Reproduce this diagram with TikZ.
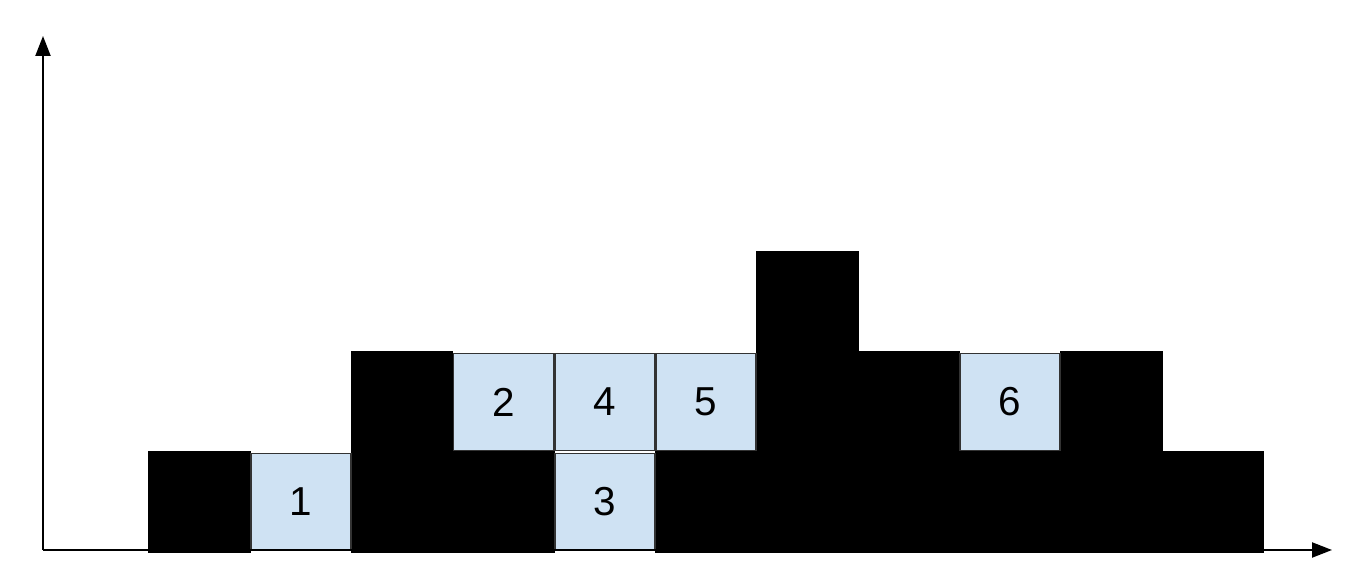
\documentclass[tikz,border=0pt]{standalone}
\usepackage{fontspec}
\setmainfont{Liberation Sans}
\usetikzlibrary{arrows.meta}
\definecolor{waterblue}{HTML}{CFE2F3}

\begin{document}
\begin{tikzpicture}[> = {Triangle[length=0.2cm, width=0.15cm]}, x = 1.013cm, y = 1cm,
    wall/.style = {fill = black, draw = black, line width = 0.3pt},
    water/.style = {fill = waterblue, draw = black!80, line width = 0.5pt, inner sep = 0pt,
      minimum width = 1.0cm, minimum height = 0.97cm, font = \fontsize{11.5}{14}\selectfont}]
          \useasboundingbox (0cm,0cm) rectangle (13.58cm,5.81cm);
          \coordinate (origin) at (0.43cm,0.31cm);
          \coordinate (ytip) at (0.43cm,5.45cm);
          \coordinate (xtip) at (13.32cm,0.31cm);
          \begin{scope}[shift = {(1.49cm,0.29cm)}]
              % walls: heights 1,0,2,1,0,1,3,2,1,2,1
              \foreach \col/\hgt in {0/1,2/2,3/1,5/1,6/3,7/2,8/1,9/2,10/1}
                  \foreach \row in {1,...,\hgt}
                      \filldraw[wall] (\col,\row-1) rectangle ++(1,1);
              % trapped water
              \foreach \lbl/\col/\row in {1/1/0,2/3/1,3/4/0,4/4/1,5/5/1,6/8/1}
                  \node[water] (w\lbl) at (\col+0.5,\row+0.5) {\lbl};
          \end{scope}
          \draw[->, line width = 0.6pt] (origin) -- (xtip);
          \draw[->, line width = 0.6pt] (origin) -- (ytip);
        \end{tikzpicture}
\end{document}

* Exercise details:
Quote the listing above in full, except for the pictures.

* Solved exercise:
Reproduce this diagram with TikZ.
\documentclass[tikz,border=0pt]{standalone}
\usepackage{fontspec}
\setmainfont{Liberation Sans}
\usetikzlibrary{arrows.meta}
\definecolor{waterblue}{HTML}{CFE2F3}

\begin{document}
\begin{tikzpicture}[> = {Triangle[length=0.2cm, width=0.15cm]}, x = 1.013cm, y = 1cm,
    wall/.style = {fill = black, draw = black, line width = 0.3pt},
    water/.style = {fill = waterblue, draw = black!80, line width = 0.5pt, inner sep = 0pt,
      minimum width = 1.0cm, minimum height = 0.97cm, font = \fontsize{11.5}{14}\selectfont}]
          \useasboundingbox (0cm,0cm) rectangle (13.58cm,5.81cm);
          \coordinate (origin) at (0.43cm,0.31cm);
          \coordinate (ytip) at (0.43cm,5.45cm);
          \coordinate (xtip) at (13.32cm,0.31cm);
          \begin{scope}[shift = {(1.49cm,0.29cm)}]
              % walls: heights 1,0,2,1,0,1,3,2,1,2,1
              \foreach \col/\hgt in {0/1,2/2,3/1,5/1,6/3,7/2,8/1,9/2,10/1}
                  \foreach \row in {1,...,\hgt}
                      \filldraw[wall] (\col,\row-1) rectangle ++(1,1);
              % trapped water
              \foreach \lbl/\col/\row in {1/1/0,2/3/1,3/4/0,4/4/1,5/5/1,6/8/1}
                  \node[water] (w\lbl) at (\col+0.5,\row+0.5) {\lbl};
          \end{scope}
          \draw[->, line width = 0.6pt] (origin) -- (xtip);
          \draw[->, line width = 0.6pt] (origin) -- (ytip);
        \end{tikzpicture}
\end{document}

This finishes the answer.